Contractual Agreements and Rate Reasonableness
The court examined the agreements between the City and Grand Strand to assess whether the rates charged to the appellants were reasonable under the terms of the contract. The agreements stipulated that the City's water rates for the disputed area must be reasonable, defined as no more than the rates charged to all other out-of-city customers. Additionally, the 1989 agreement allowed the City to consider capital, administrative, and other applicable costs when determining rates. Since the City charged the appellants the same rates as other out-of-city customers, the court found that the City had adhered to its contractual obligation to charge reasonable rates. Thus, the appellants' challenge to the rate increase was unfounded, as the City's actions were consistent with the contractual terms agreed upon with Grand Strand.
Fiduciary Duty of Grand Strand
The appellants asserted that Grand Strand, as the authority overseeing the service area, breached a fiduciary duty by allowing the City to provide water services. The court found no legal basis to establish such a fiduciary duty owed by Grand Strand to the residents of its service area. Even if such a duty existed, the court concluded that Grand Strand did not breach it because the agreements between Grand Strand and the City included provisions for reasonable rates. The court determined that these agreements provided adequate protection for the appellants and ensured that they were charged rates comparable to other out-of-city customers. Consequently, the appellants' claim of breach of fiduciary duty was dismissed, as there was no evidence that Grand Strand had acted contrary to the interests of its service area residents.

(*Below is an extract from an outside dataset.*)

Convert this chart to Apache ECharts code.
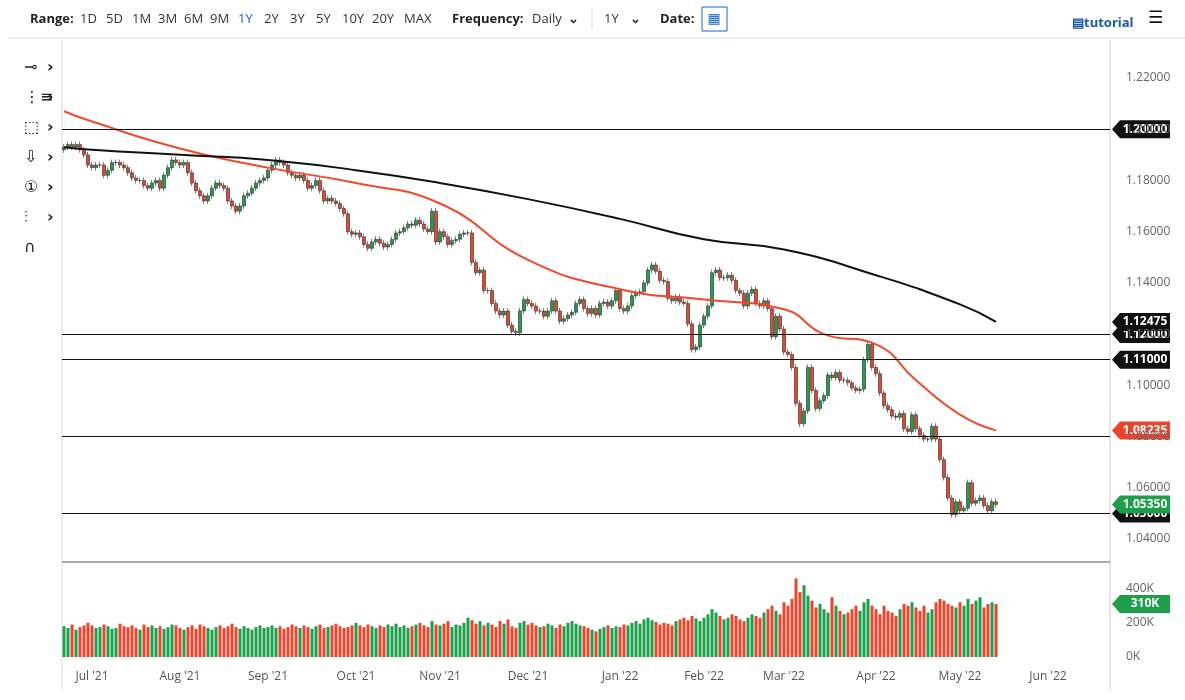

Third-Party Beneficiary Status
The appellants argued that they were entitled to water service from Grand Strand as third-party beneficiaries of a federal court order. The order stated that the City could not serve residents in Grand Strand's service area without Grand Strand's consent. However, the court found that Grand Strand had given its consent through the contractual agreements with the City, thus complying with the federal court's order. Even if the appellants could be considered third-party beneficiaries, they had not been deprived of any benefit conferred by the order, as the service arrangement between the City and Grand Strand was authorized and consented to. The court concluded that the appellants' rights were not violated, and their claim as third-party beneficiaries was without merit.
Validity of the Annexation Requirement
The appellants contested the validity of the City's contractual requirement for annexation as a condition of receiving water service. The court upheld the annexation requirement, noting that the City's administrator testified it was not enforced, and those who agreed to annexation benefited from lower in-city rates. The court distinguished this case from the precedent set in Touchberry v. City of Florence, where annexation could not be required because the customers had an existing right to water service under a franchise agreement. In the present case, no such mandate required the City to provide water service to appellants on demand. The court reasoned that the annexation requirement was a legitimate means for the City to broaden its tax base, aligning with the City's duty to its residents. Therefore, the annexation condition was deemed valid.